The unbeached kraftliner market on a free-delivered Hamburg basis is regaining its footing after a turbulent spring.
Weeks of soft, demand-led drift across Germany and the wider Western European packaging belt where subdued industrial output and cautious corrugated-box buying met ample regional supply gave way in late May to a sharp, cost-driven rebound that reset price floors almost overnight.
With major European producers pushing kraftliner increases, escalating Northern Bleached Softwood Kraft (NBSK) and Bleached Hardwood Kraft Pulp (BHKP) prices, and an energy market jolted by renewed Middle East tensions, the question for converters delivering into Hamburg is no longer whether prices have bottomed out, but how firmly the new floor will hold.
Beneath the headline weakness, demand for premium virgin-fiber liner, the high-burst outer facing that recycled test liner cannot fully replicate has proved more resilient than the soft patch suggested.
Unbleached Kraftliner Market Before the Rebound
Before the late-May turn, FD Hamburg kraftliner had been grinding lower for much of the period. German and Western European downstream demand stayed lackluster as weak manufacturing activity, soft consumer-goods volumes and a hesitant industrial economy weighed on corrugated-box order books.
Buyers, conscious of comfortable mill inventories and steady supply, purchased close to immediate need and resisted forward commitments.
Across global markets, NBSK and BHKP pulp benchmarks have softened, trimming the virgin-fiber cost base and giving mills little reason to defend quotations.
Notably, while Spanish and Italian producers had already begun lifting unbleached kraftliner prices, Germany and France lagged the move leaving FD Hamburg realizations easing modestly into a spring low even as the regional cost picture quietly turned.
By the trough, the delivered market looked oversold relative to the cost pressures building beneath it, setting the stage for an abrupt repricing.
Unbleached Kraftliner Market After the Recovery
So, what changed? In short, cost-push pressure overwhelmed soft demand. Major European producers moved decisively, implementing kraftliner increases that effectively reset regional pricing floors.
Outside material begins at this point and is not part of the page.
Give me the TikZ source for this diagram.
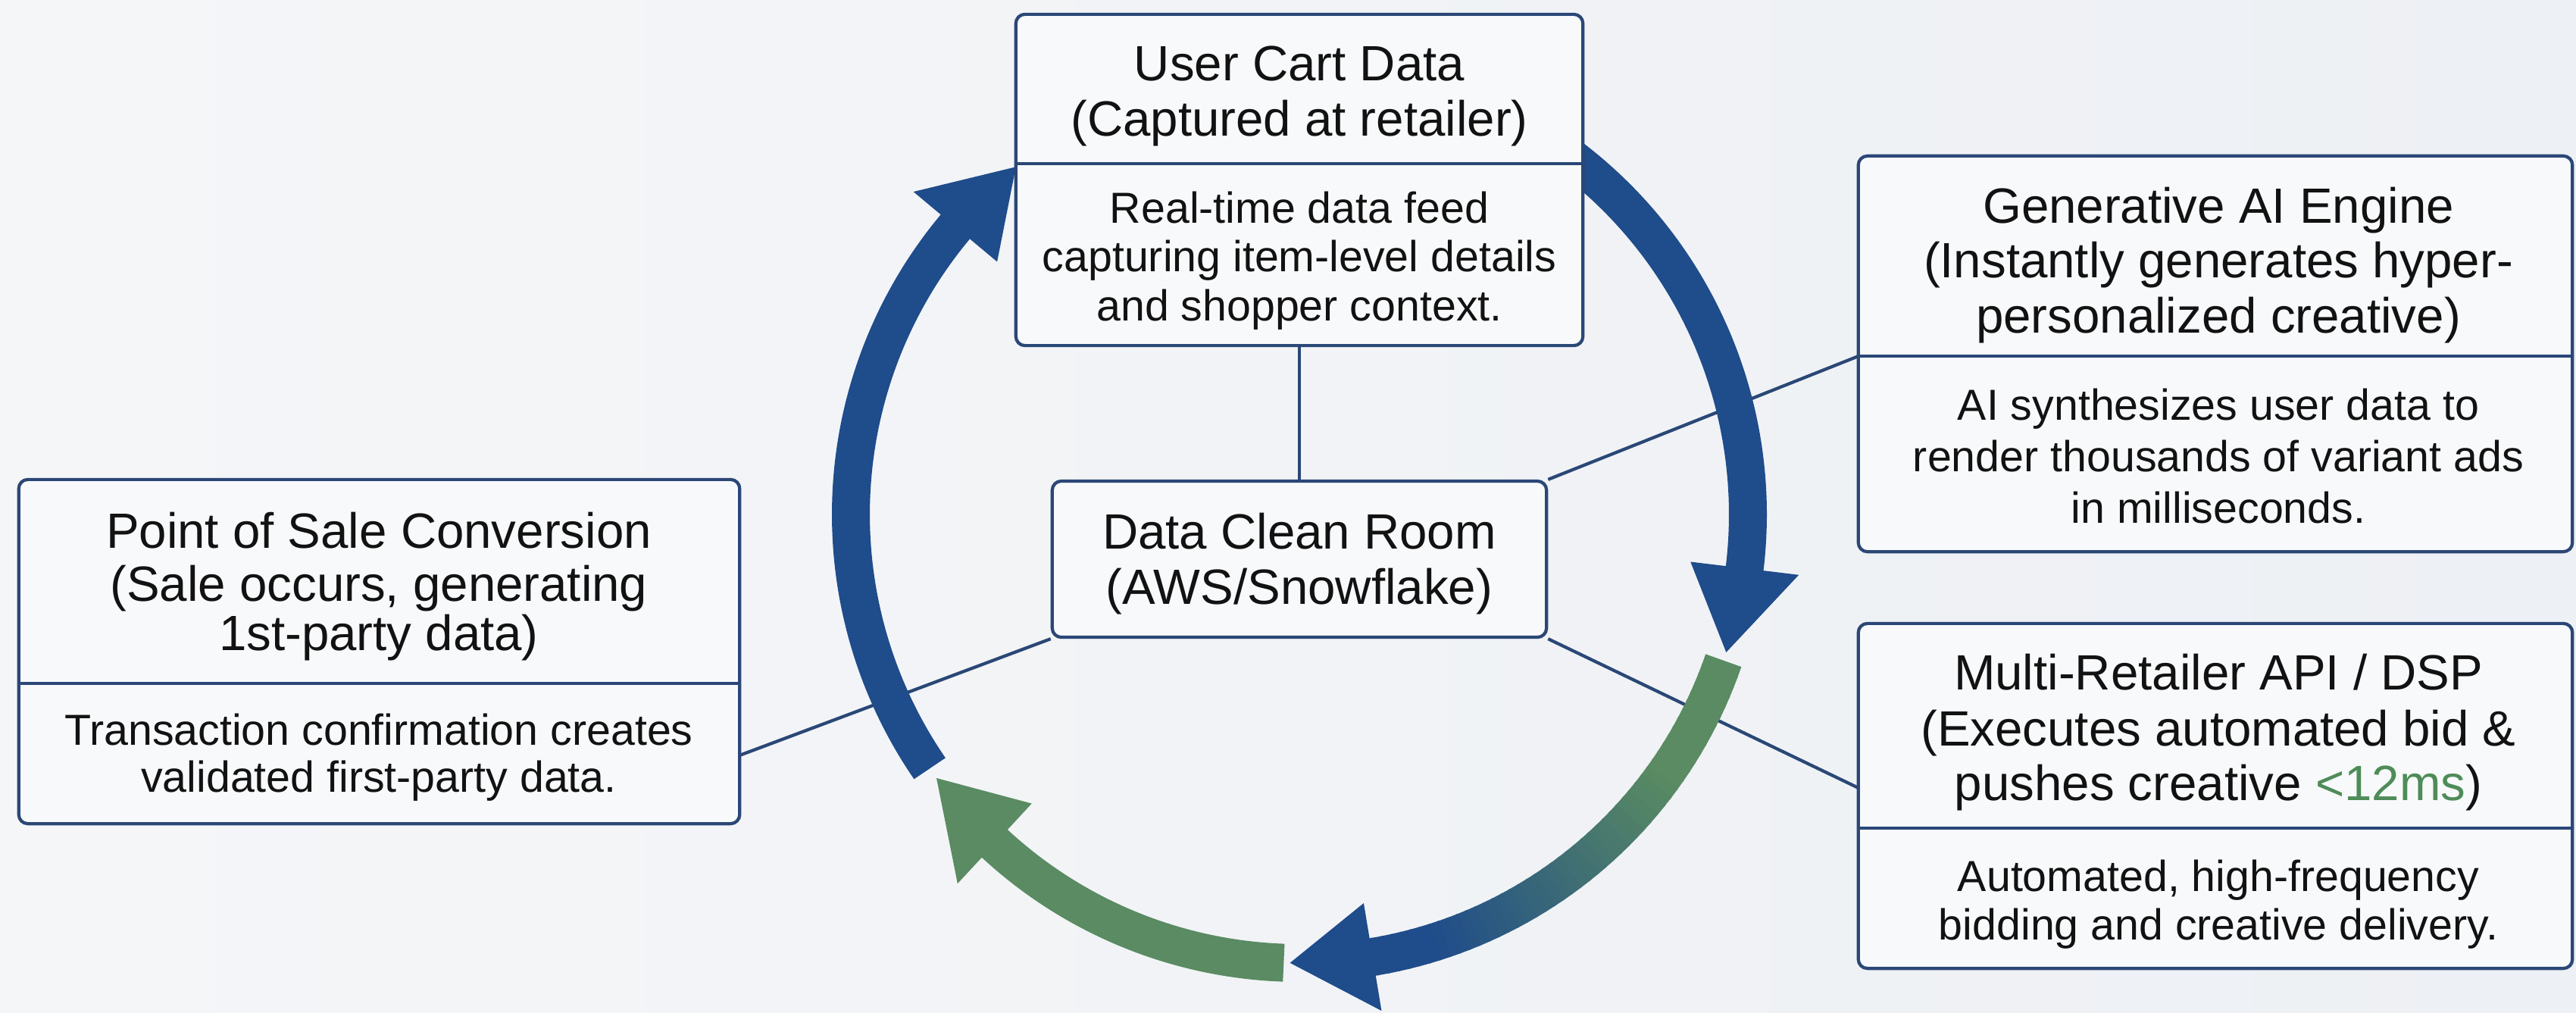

The drivers were structural rather than demand led.
As a pure virgin-fiber grade, unbleached kraftliner tracks pulp rather than recovered paper, and both of its key benchmarks turned higher: NBSK and BHKP costs escalated sharply, while rising international woodchip and pulpwood premiums and elevated electricity costs during periods of grid pressure pushed manufacturing expenses higher across the European mill base.
Layered on top, the Israel–Iran conflict reshaped global energy markets with Brent crude vaulting past US$110 a barrel and Strait of Hormuz transit collapsing at the peak of the crisis feeding directly into the natural-gas and electricity bills that European kraftliner mills cannot escape.
Supply, meanwhile, had quietly tightened: Mondi’s closure of its Bulgarian mill marked a structural reduction in regional capacity, leaving fewer tonnes to absorb the demand that did materialize.
The result was the sharp single-week jump visible in the chart, a cost-led reset rather than a demand surge.
Source: Price Watch™ Unbleached Kraftliner
Holding the Line: The Market Finds Its Footing
Where does the FD Hamburg kraftliner market stand now? After the rebound, prices have flattened rather than retraced a telling sign.
Converters appear to be accepting the new floor, covering requirements at the reset levels rather than holding out for a pullback.
Demand, while far from booming, is holding firm: e-commerce parcel growth and the premium placed on high-burst virgin liner for retail-ready and shelf-display packaging continue to underpin offtake that recycled grades struggle to serve.
With the cost increases now largely absorbed and supply discipline intact, the delivered Hamburg market has settled into an uneasy equilibrium neither chasing higher nor giving back the gains.
Unbleached Kraftliner Market Outlook
So, what lies ahead for Germany’s delivered kraftliner market? The near-term direction hinges on costs more than volumes.
Should energy markets stay elevated on continued Middle East uncertainty, and should NBSK and BHKP costs hold their ground, the reset floor looks defensible and further selective increases cannot be ruled out.
Conversely, any easing of the energy shock or a softening of pulp benchmarks would test producers’ resolve, particularly if German industrial demand stays subdued.
Structural capacity discipline underscored by Mondi’s Bulgarian closure and broader European rationalization tilts the balance toward firmness, but cautious buyer behavior and weak macro fundamentals cap the upside.
Continued monitoring of NBSK and BHKP pulp parity, virgin pulpwood and wood-chip costs, European energy prices and German manufacturing output will be critical as the market navigates this cost-led phase.
Mills with captive energy, integrated fiber supply and disciplined inventory management are best positioned to defend margins through the transition.